We need to learn that our kids’ minds aren’t that different to ours, they might be less developed than ours, but they still feel the same emotions. The triggers of these emotions might seem small and insignificant to us but to our children they are at the centre of their world – after all they don’t have money or work worries! We need to understand that teaching them coping techniques now, will serve them well in the future. Show them that anxiety and stress don’t always serve us, teach them that change is a good thing and that sometimes trying to continue in a daily routine because that’s what we know won’t serve us well across all of the situations that we experience.
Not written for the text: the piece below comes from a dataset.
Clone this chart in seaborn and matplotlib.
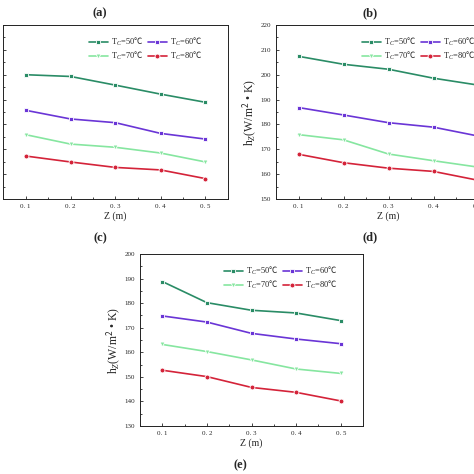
import numpy as np
import pandas as pd
import matplotlib
matplotlib.use("Agg")
import matplotlib.pyplot as plt
import seaborn as sns
from matplotlib.ticker import MultipleLocator

sns.set_style("ticks")
plt.rcParams['font.family'] = ['Liberation Serif', 'Noto Sans CJK SC', 'DejaVu Sans']
plt.rcParams['mathtext.fontset'] = 'custom'
plt.rcParams['mathtext.rm'] = 'Noto Sans CJK SC'
plt.rcParams['mathtext.it'] = 'Liberation Serif:italic'
plt.rcParams['mathtext.bf'] = 'Liberation Serif:bold'

z = [0.1, 0.2, 0.3, 0.4, 0.5]
labels = [r'T$_C$=50$\mathrm{℃}$', r'T$_C$=60$\mathrm{℃}$',
          r'T$_C$=70$\mathrm{℃}$', r'T$_C$=80$\mathrm{℃}$']
colors = ['#2a8c66', '#6a35d6', '#86e6a0', '#d42339']
markers = ['s', 's', 'v', 'o']

# panel (a) - y labels are cut off in the source, scale guessed
a_50 = [200.0, 199.3, 195.8, 192.2, 188.9]
a_60 = [185.7, 182.2, 180.7, 176.4, 174.1]
a_70 = [175.9, 172.1, 170.8, 168.5, 164.9]
a_80 = [167.3, 164.9, 162.7, 161.7, 158.2]

# panel (b)
b_50 = [207.4, 204.2, 202.2, 198.6, 195.8]
b_60 = [186.8, 183.8, 180.7, 178.9, 175.3]
b_70 = [175.9, 173.8, 168.1, 165.4, 162.8]
b_80 = [168.0, 164.6, 162.4, 161.1, 157.5]

# panel (e)
e_50 = [188.8, 180.2, 177.1, 176.0, 172.9]
e_60 = [174.8, 172.3, 167.7, 165.4, 163.5]
e_70 = [163.2, 160.3, 156.9, 153.2, 151.4]
e_80 = [152.7, 150.1, 145.7, 143.7, 140.2]


def make_df(series):
    rows = []
    for lab, vals in zip(labels, series):
        for x, v in zip(z, vals):
            rows.append({'Z': x, 'h': v, 'Tc': lab})
    return pd.DataFrame(rows)


def draw_panel(ax, series, ylim, show_y=True):
    df = make_df(series)
    sns.lineplot(data=df, x='Z', y='h', hue='Tc', style='Tc', palette=colors,
                 markers=markers, dashes=False, linewidth=1.2, markersize=3.5,
                 markeredgewidth=0.6, ax=ax)
    ax.set_xlim(0.05, 0.55)
    ax.set_ylim(*ylim)
    ax.set_xticks(z)
    ax.set_xticklabels(['0. 1', '0. 2', '0. 3', '0. 4', '0. 5'])
    ax.xaxis.set_minor_locator(MultipleLocator(0.05))
    ax.yaxis.set_major_locator(MultipleLocator(10))
    ax.yaxis.set_minor_locator(MultipleLocator(5))
    ax.tick_params(which='both', direction='in', labelsize=5, width=0.6)
    ax.tick_params(which='major', length=2.5)
    ax.tick_params(which='minor', length=1.5)
    for s in ax.spines.values():
        s.set_linewidth(0.7)
        s.set_color('#222222')
    ax.set_xlabel('Z (m)', fontsize=7, labelpad=2)
    if show_y:
        ax.set_ylabel(r'h$_{Z}$(W/m$^2$ • K)', fontsize=8.5, labelpad=1)
    else:
        ax.set_ylabel('')
        ax.tick_params(axis='y', labelleft=False)
    # row-wise order: 50 60 / 70 80
    h, l = ax.get_legend_handles_labels()
    order = [0, 2, 1, 3]
    ax.legend([h[i] for i in order], [l[i] for i in order],
              loc='upper right', bbox_to_anchor=(0.92, 0.98), ncol=2,
              frameon=False, fontsize=6, handlelength=2.3,
              columnspacing=0.5, handletextpad=0.4, labelspacing=0.25)


fig = plt.figure(figsize=(4.74, 4.74), dpi=100)

ax_a = fig.add_axes([3 / 474, 1 - 199 / 474, 225 / 474, 174 / 474])
draw_panel(ax_a, [a_50, a_60, a_70, a_80], (150, 220), show_y=False)

ax_b = fig.add_axes([276 / 474, 1 - 199 / 474, 225 / 474, 174 / 474])
draw_panel(ax_b, [b_50, b_60, b_70, b_80], (150, 220))

ax_e = fig.add_axes([140 / 474, 1 - 426 / 474, 223 / 474, 172 / 474])
draw_panel(ax_e, [e_50, e_60, e_70, e_80], (130, 200))

for txt, x, y in [('(a)', 100, 13), ('(b)', 370, 13), ('(c)', 100, 238),
                  ('(d)', 370, 237), ('(e)', 240, 465)]:
    fig.text(x / 474, 1 - y / 474, txt, ha='center', va='center',
             fontsize=9, fontweight='bold')

fig.savefig('out.png', dpi=100)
They are learning to be adaptable, to be resilient, to go with the flow and embrace change, they are learning coping strategies, how to step away when things get a bit too much, and all this amid uncertainty.
So no, I don’t agree with keeping to the school timetable, or following the structure of each day’s lessons. There’s a bigger picture, a massive opportunity and I don’t want to miss it. So far, I think me, and my kids are nailing being at home and learning together. Let’s face it Ofsted aren’t about to rock up on my doorstep to assess how my kids are learning and how good I am at teaching them!